A report released today by the United Nations says that we’ve neglected a major component of the superbug problem: the environment. It serves as a reservoir for bacterial genes that create antimicrobial resistance, and it receives farm run-off and pharmaceutical effluent that let new resistance emerge.

“The same drivers that cause environment degradation are worsening the antimicrobial resistance problem,” Inger Andersen, executive director of the UN Environment Programme, known as UNEP, said in a statement. “The impacts of antimicrobial resistance could destroy our health and food systems.”

The 120-page policy document, “Bracing for Superbugs,” recognizes the environment as a place where antibiotic resistance both arises and wreaks havoc, causing as many as 1.27 million deaths per year. It’s a problem that public health planners have already recognized for hospitals and urgent care centers, as well as farms that produce livestock, fish, and crops. The report gives researchers a framework for understanding pathogens that don’t stay confined within those economic sectors, such as resistant bacteria that appear downstream of hospital sewage plants and agricultural fungicides that transform common hospital infections into untreatable ones. It says that governments should write regulations to curb antibiotic pollution, lean on food producers to reduce antibiotic use, improve sanitation systems to remove resistant bacteria from sewage, and create monitoring programs to verify whether environmental protections are working. 
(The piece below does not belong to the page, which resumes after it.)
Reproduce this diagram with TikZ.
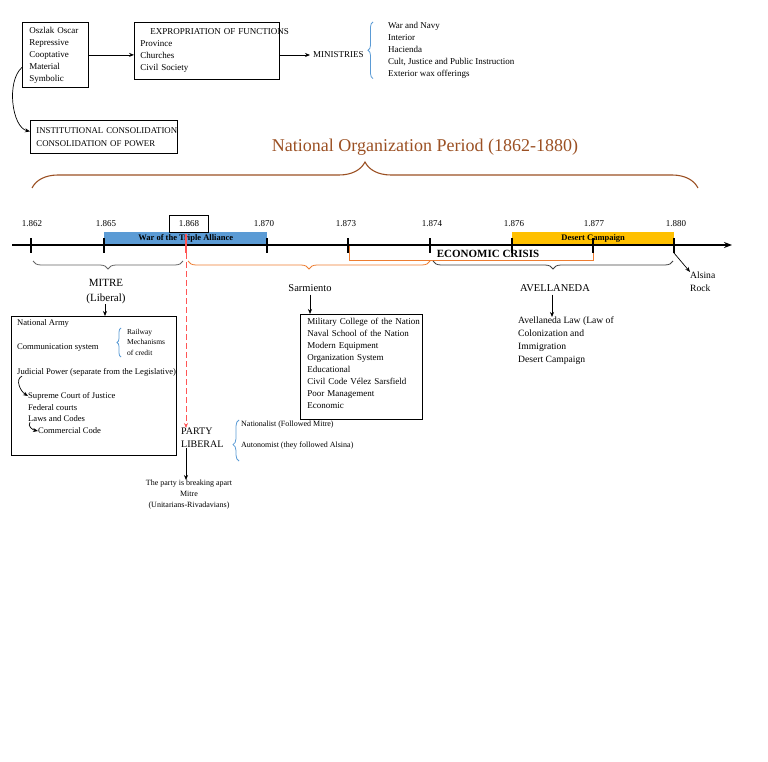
\documentclass[tikz,border=0pt]{standalone}
\usepackage{fontspec}
\setmainfont{Liberation Serif}
\usepackage{tikz}
\usetikzlibrary{arrows.meta, positioning, decorations.pathreplacing}
\usepackage{xcolor}

\definecolor{periodbrown}{RGB}{155,80,35}
\definecolor{warblue}{RGB}{91,155,213}
\definecolor{desertgold}{RGB}{255,192,0}
\definecolor{crisisorange}{RGB}{237,125,49}
\definecolor{dashred}{RGB}{255,85,85}
\definecolor{bracegray}{RGB}{100,100,100}

\newcommand{\fsz}[2]{\fontsize{#1}{#2}\selectfont}

\begin{document}
\begin{tikzpicture}[
		x=1pt, y=-1pt,
		box/.style={
			rectangle,
			draw,
			line width=0.8pt,
			anchor=north west,
			align=left,
			inner xsep=6pt,
			inner ysep=4pt,
			font=\fsz{9}{12}
		},
		txt/.style={
			inner sep=0pt,
			anchor=west,
			align=left,
			font=\fsz{9}{12}
		},
		bar/.style={
			rectangle,
			anchor=south west,
			minimum height=13pt,
			inner sep=0pt,
			font=\bfseries\fsz{8.5}{10}
		},
		year/.style={
			inner sep=0pt,
			font=\fsz{9}{10}
		},
		arrow/.style={
			-{Stealth[length=5pt, width=4pt]},
			line width=0.7pt
		},
		reddash/.style={
			dashred,
			line width=1pt,
			dash pattern=on 6pt off 3pt,
			-{Stealth[length=5pt, width=4pt]}
		},
		brace/.style={
			decorate,
			decoration={brace, amplitude=#1},
			line width=0.8pt
		},
		mbrace/.style={
			decorate,
			decoration={brace, mirror, amplitude=#1},
			line width=0.8pt
		}
		]
		\useasboundingbox (0,0) rectangle (768,762);
		
		% top row
		\node[box, text width=52pt, inner xsep=7pt, minimum height=65pt] (oszlak) at (22,22) {Oszlak Oscar\\Repressive\\Cooptative\\Material\\Symbolic};
		
		\node[box, text width=133pt, minimum height=57pt] (expro) at (134,22) {\hspace*{10pt}\mbox{EXPROPRIATION OF FUNCTIONS}\\Province\\Churches\\Civil Society};
		
		\node[txt] (ministries) at (313,55) {MINISTRIES};
		
		\node[txt, anchor=north west] (minlist) at (388,22) {War and Navy\\Interior\\Hacienda\\Cult, Justice and Public Instruction\\Exterior wax offerings};
		
		\node[box, text width=135pt, minimum height=33pt, font=\fsz{8.8}{13}] (instit) at (30,120) {\mbox{INSTITUTIONAL CONSOLIDATION}\\\mbox{CONSOLIDATION OF POWER}};
		%--
		\draw[arrow] (oszlak.east) -- (oszlak.east -| expro.west);
		\draw[arrow] (expro.east |- ministries.west) -- ([xshift=-3pt]ministries.west);
		\draw[brace=5pt, warblue] ([xshift=-15pt]minlist.south west) -- ([xshift=-15pt]minlist.north west);
		\draw[arrow] ([yshift=-12.5pt]oszlak.west) .. controls +(-16,14) and +(-18,-4) .. ([yshift=5.5pt]instit.west);
		
		% period
		\node[font=\fsz{18}{20}, text=periodbrown, inner sep=0pt] (period) at (425,147) {National Organization Period (1862-1880)};
		\draw[brace=26pt, periodbrown, line width=1.1pt] (32,188) -- (698,188);
		
		% timeline
		\node[draw=crisisorange, line width=0.9pt, minimum width=244pt, minimum height=15pt, anchor=north west, inner sep=0pt] (crisis) at (349,245) {};
		\node[font=\bfseries\fsz{11}{12}, inner sep=0pt] (crisislbl) at (488,254) {ECONOMIC CRISIS};
		
		\node[bar, fill=warblue, minimum width=163pt] (war) at (104,245) {War of the Triple Alliance};
		\node[bar, fill=desertgold, minimum width=162pt] (desert) at (512,245) {Desert Campaign};
		
		\coordinate (tstart) at (12,245);
		\coordinate (tend) at (732,245);
		\draw[line width=1.6pt, -{Stealth[length=8pt, width=6pt]}] (tstart) -- (tend);
		
		\foreach \pos/\tx/\yr [count=\i] in {31/32/1.862, 104/106/1.865, 267/264/1.870, 348/346/1.873, 430/432/1.874, 512/514/1.876, 593/594/1.877, 674/676/1.880}{
			\coordinate (t\i) at (\pos,253);
			\draw[line width=1.2pt] (\pos,238) -- (t\i);
			\node[year] (yr\i) at (\tx,224) {\yr};
		}
		
		\node[year, draw, line width=0.8pt, minimum width=39pt, minimum height=17pt] (yr868) at (189,224) {1.868};
		\coordinate (split) at (186,234);
		\draw[dashred, line width=1.2pt] (split) -- ++(0,19);
		
		% braces under the line
		\draw[mbrace=8pt, bracegray] (33,261) -- (183,261);
		\draw[mbrace=8pt, crisisorange] (188,261) -- (430,261);
		\draw[mbrace=8pt, black!75] (433,261) -- (673,261);
		
		% mitre
		\node[font=\fsz{11}{15}, align=center, inner sep=0pt] (mitre) at (106,292) {MITRE\\(Liberal)};
		\node[draw, line width=0.8pt, minimum width=165pt, minimum height=139pt, anchor=north west, inner sep=0pt] (mitrebox) at (11,316) {};
		\draw[arrow] ([xshift=-1pt]mitre.south) -- ([xshift=-1pt]mitre.south |- mitrebox.north);
		
		\node[txt, font=\fsz{8.6}{12}] (army) at (17,323) {National Army};
		\node[txt, font=\fsz{8.6}{12}] (comms) at (17,348) {Communication system};
		\node[txt, anchor=north west, font=\fsz{7.5}{10.5}] (credit) at (127,329) {Railway\\Mechanisms\\of credit};
		\draw[brace=4pt, warblue] (121,357) -- (121,328);
		\node[txt, font=\fsz{8.6}{12}] (judicial) at (17,372) {Judicial Power (separate from the Legislative)};
		\node[txt, font=\fsz{8.6}{12}] (supreme) at (28,396) {Supreme Court of Justice};
		\node[txt, font=\fsz{8.6}{12}] (federal) at (28,408) {Federal courts};
		\node[txt, font=\fsz{8.6}{12}] (laws) at (28,419) {Laws and Codes};
		\node[txt, font=\fsz{8.6}{12}] (commercial) at (38,431) {Commercial Code};
		\draw[arrow] ([xshift=5pt]judicial.south west) .. controls +(-7,3) and +(-8,-5) .. (supreme.west);
		\draw[arrow] ([xshift=2pt]laws.south west) .. controls +(-3,4) and +(-5,-1) .. (commercial.west);
		
		% sarmiento
		\node[font=\fsz{10.5}{12}, inner sep=0pt] (sarmiento) at (310,288) {Sarmiento};
		\node[box, text width=108pt, inner xsep=7pt, minimum height=105pt] (sarmbox) at (300,314) {\mbox{Military College of the Nation}\\Naval School of the Nation\\Modern Equipment\\Organization System\\Educational\\Civil Code Vélez Sarsfield\\Poor Management\\Economic\\[-5pt]\mbox{}};
		\draw[arrow] ([yshift=-3pt]sarmiento.south) -- (sarmiento.south |- sarmbox.north);
		
		% avellaneda
		\node[font=\fsz{10.5}{12}, inner sep=0pt] (avellaneda) at (555,288) {AVELLANEDA};
		\node[txt, anchor=north west, font=\fsz{9.6}{12.7}] (avellist) at (518,317) {Avellaneda Law (Law of\\Colonization and\\Immigration\\Desert Campaign};
		\draw[arrow] ([xshift=-3pt, yshift=-3pt]avellaneda.south) -- ([xshift=-3pt]avellaneda.south |- avellist.north);
		
		\node[txt, font=\fsz{9.6}{13}] (alsina) at (690,282) {Alsina\\Rock};
		\draw[arrow] (t8) -- (alsina.north west);
		
		% party
		\node[txt, anchor=north west, font=\fsz{10}{13}] (party) at (181,428) {PARTY\\LIBERAL};
		\draw[reddash] ([yshift=-19pt]split) -- (split |- party.north);
		\draw[brace=6pt, warblue, decoration={aspect=0.4}] (239,461) -- (239,420);
		\node[txt, font=\fsz{8}{10}] (nationalist) at (241,425) {Nationalist (Followed Mitre)};
		\node[txt, font=\fsz{8}{10}] (autonomist) at (241,446) {Autonomist (they followed Alsina)};
		\node[font=\fsz{8}{11}, align=center, inner sep=0pt, anchor=north] (breakup) at (189,480) {The party is breaking apart\\Mitre\\(Unitarians-Rivadavians)};
		\draw[arrow] (split |- party.south) -- (split |- breakup.north);
		
	\end{tikzpicture}
\end{document}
Practically speaking, it elevates UNEP as a leader in the global struggle to control resistant bacteria, connecting it to other UN agencies—the World Health Organization, World Organization for Animal Health, and Food and Agriculture Organization—in a “One Health” approach linking human, animal, and environmental concerns. That’s significant, because nations are already developing plans for controlling antibiotic resistance via a UN process that began in 2016. Now countries are being urged to consider environmental protection as they try to reduce resistant infections in people.
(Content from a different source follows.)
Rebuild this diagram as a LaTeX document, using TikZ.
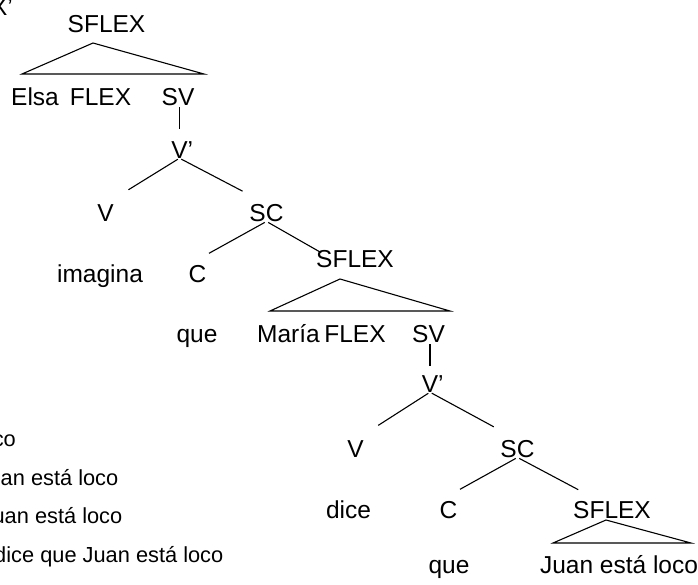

It’s a long-overdue move that reframes the superbug problem, transforming it from an issue created by misbehaving users to a shared responsibility for an imperiled planetary microbiome.

“The environment is the one thing that connects the different sites of selection for antimicrobial resistance in a meaningful way,” says Claas Kirchhelle, a historian of science and medicine and an assistant professor at University College Dublin. “And long term, it’s where stewardship of antimicrobials should be heading, not just over the next two to three years, but 20 to 30.”
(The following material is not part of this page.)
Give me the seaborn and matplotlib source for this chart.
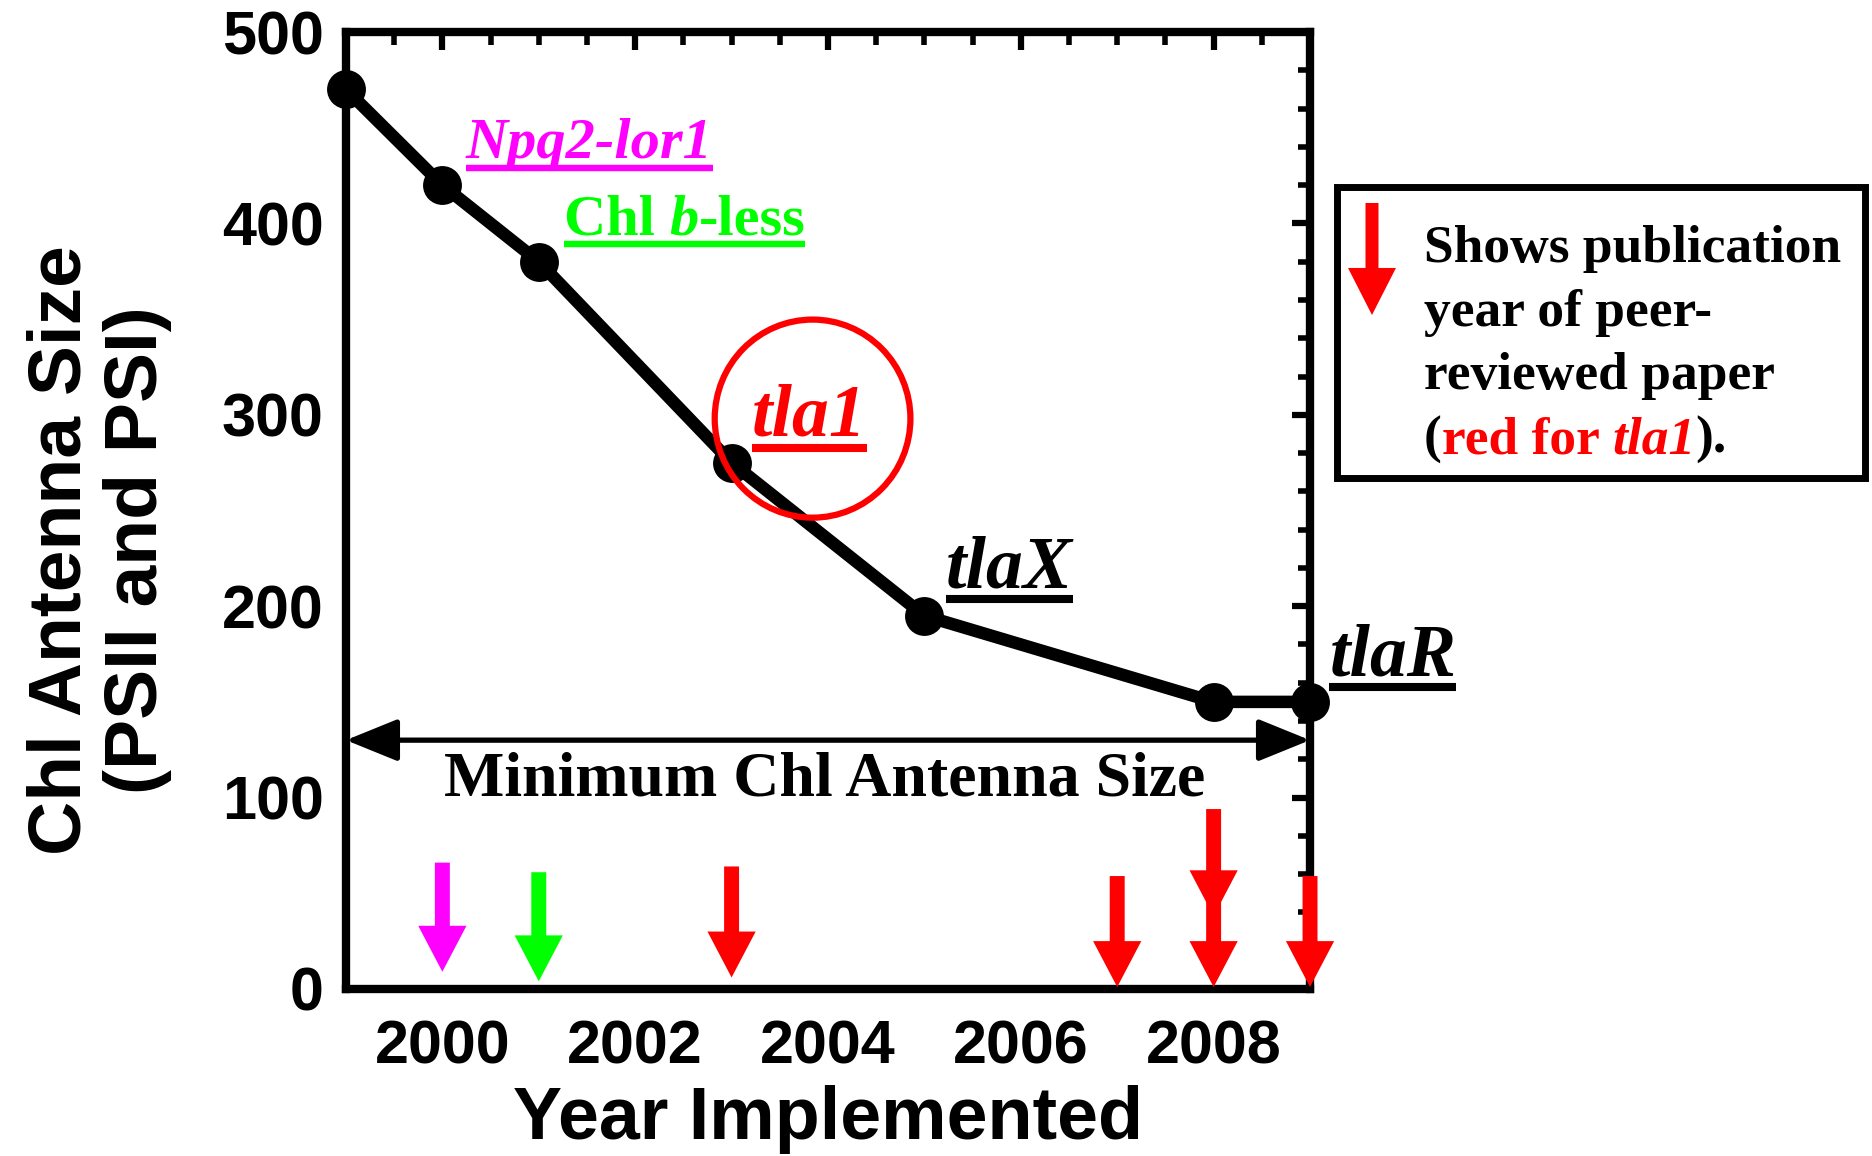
import matplotlib
matplotlib.use("Agg")
import matplotlib.pyplot as plt
import matplotlib.transforms as mtransforms
from matplotlib.patches import Ellipse, Rectangle, FancyArrow
from matplotlib.lines import Line2D
from matplotlib.ticker import MultipleLocator
import seaborn as sns

# data
years = [1999, 2000, 2001, 2003, 2005, 2008, 2009]
antenna = [470, 420, 380, 275, 195, 150, 150]

pub_year = [2000, 2001, 2003, 2007, 2008, 2008, 2009]
pub_top = [66, 61, 64, 59, 94, 59, 59]
pub_tip = [9, 4, 6, 1, 38, 1, 1]
pub_color = ["#ff00ff", "#00ff00", "#ff0000", "#ff0000", "#ff0000", "#ff0000", "#ff0000"]

min_size = 130

sns.set_theme(style="white")
plt.rcParams["font.family"] = ["Liberation Sans", "DejaVu Sans"]
plt.rcParams["font.weight"] = "bold"
for k in ["text.color", "axes.labelcolor", "xtick.color", "ytick.color", "axes.edgecolor"]:
    plt.rcParams[k] = "black"
SERIF = ["Liberation Serif", "DejaVu Serif"]

fig = plt.figure(figsize=(18.72, 11.56), dpi=100)
ax = fig.add_axes([0.1848, 0.1445, 0.515, 0.8278])

sns.lineplot(x=years, y=antenna, ax=ax, color="black", lw=9, marker="o",
             markersize=28, markeredgewidth=0, errorbar=None, clip_on=False, zorder=4)

for x, top, tip, c in zip(pub_year, pub_top, pub_tip, pub_color):
    ax.arrow(x, top, 0, tip - top, width=0.155, head_width=0.5, head_length=24,
             length_includes_head=True, fc=c, ec="none", clip_on=False, zorder=6)

ax.annotate("", xy=(years[0], min_size), xytext=(years[-1], min_size),
            arrowprops=dict(arrowstyle="<|-|>,head_length=1.6,head_width=0.65",
                            lw=3.8, color="black", shrinkA=0, shrinkB=0,
                            mutation_scale=20), zorder=3)

ax.add_patch(Ellipse((2003.84, 298), 2.03, 103.5, fill=False, ec="#ff0000", lw=4.5, zorder=5))

ax.set_xlim(1999, 2009)
ax.set_ylim(0, 500)
ax.set_xticks([2000, 2002, 2004, 2006, 2008])
ax.set_xticklabels(["2000", "2002", "2004", "2006", "2008"])
ax.set_yticks([0, 100, 200, 300, 400, 500])
ax.set_yticklabels(["0", "100", "200", "300", "400", "500"])
ax.xaxis.set_minor_locator(MultipleLocator(0.5))
ax.yaxis.set_minor_locator(MultipleLocator(20))
ax.tick_params(which="both", direction="in", top=True, right=True, color="black")
ax.tick_params(which="major", length=13, width=4.5, labelsize=44)
ax.tick_params(axis="x", which="major", pad=22)
ax.tick_params(axis="y", which="major", pad=16)
ax.tick_params(which="minor", length=9, width=4)
for s in ax.spines.values():
    s.set_color("black")
    s.set_linewidth(6)

ax.set_xlabel("Year Implemented", fontsize=53, fontweight="bold")
ax.set_ylabel("Chl Antenna Size\n(PSII and PSI)", fontsize=54, fontweight="bold", linespacing=1.15)
ax.xaxis.set_label_coords(0.5, -0.1)
ax.yaxis.set_label_coords(-0.18, 0.459)

renderer = fig.canvas.get_renderer()


def rich(x, y, pieces, transform, size):
    out = []
    t = transform
    for s, color, style in pieces:
        txt = fig.text(x, y, s, transform=t, color=color, fontsize=size, fontweight="bold",
                       fontstyle=style, family=SERIF, va="baseline", ha="left", zorder=7)
        ex = txt.get_window_extent(renderer)
        t = mtransforms.offset_copy(txt.get_transform(), x=ex.width, units="dots", fig=fig)
        out.append(txt)
    return out


def underline(texts, x, y, transform, size, color):
    x0 = texts[0].get_window_extent(renderer).x0
    x1 = texts[-1].get_window_extent(renderer).x1
    by = transform.transform((x, y))[1] - size * 0.16 * fig.dpi / 72
    p0 = fig.transFigure.inverted().transform((x0, by))
    p1 = fig.transFigure.inverted().transform((x1, by))
    fig.add_artist(Line2D([p0[0], p1[0]], [p0[1], p1[1]], color=color,
                          lw=size * 0.11, solid_capstyle="butt"))


labels = [
    (2000.245, 434, [("Npq2-lor1", "#ff00ff", "italic")], 42, "#ff00ff"),
    (2001.26, 394, [("Chl ", "#00ff00", "normal"), ("b", "#00ff00", "italic"),
                    ("-less", "#00ff00", "normal")], 42, "#00ff00"),
    (2003.21, 289, [("tla1", "#ff0000", "italic")], 53, "#ff0000"),
    (2005.22, 210, [("tlaX", "black", "italic")], 53, "black"),
    (2009.2, 164, [("tlaR", "black", "italic")], 53, "black"),
]
for x, y, pieces, size, col in labels:
    tt = rich(x, y, pieces, ax.transData, size)
    underline(tt, x, y, ax.transData, size, col)

ax.text(2003.96, 101, "Minimum Chl Antenna Size", ha="center", va="baseline",
        fontsize=46, fontweight="bold", family=SERIF, zorder=7)

# key box on the right
fig.add_artist(Rectangle((0.7142, 0.5865), 0.282, 0.2517, transform=fig.transFigure,
                         fill=False, ec="black", lw=5))
fig.add_artist(FancyArrow(0.7329, 0.8244, 0, -0.0969, width=0.00694, head_width=0.0256,
                          head_length=0.0407, length_includes_head=True, fc="#ff0000",
                          ec="none", transform=fig.transFigure))
key_x = 0.7607
key_lines = ["Shows publication", "year of peer-", "reviewed paper"]
key_base = [262, 325.7, 389.4, 453]
for line, b in zip(key_lines, key_base):
    fig.text(key_x, 1 - b / 1156, line, fontsize=38.5, fontweight="bold", family=SERIF,
             va="baseline", ha="left")
rich(key_x, 1 - key_base[3] / 1156,
     [("(", "black", "normal"), ("red for ", "#ff0000", "normal"),
      ("tla1", "#ff0000", "italic"), (").", "black", "normal")],
     fig.transFigure, 38.5)

fig.savefig("out.png", dpi=100)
It seems remarkable that the role of the environment has been neglected until now, given that the first antibiotics were refined from the products of organisms found in nature. Yet two years ago, when Kirchhelle and researchers from six other countries looked through 75 years of international policy statements on drug resistance, they found only two—out of 248—in which the environment merited sustained concern. “It was legitimate to think of this solely from a human health perspective—after all, people die from AMR in the millions,” he says, referring to antimicrobial resistance. “But we’ve been talking about how to regulate AMR for half a century, yet we still have rising antimicrobial usage and rising antibiotic resistance. So it is time to really think broader.”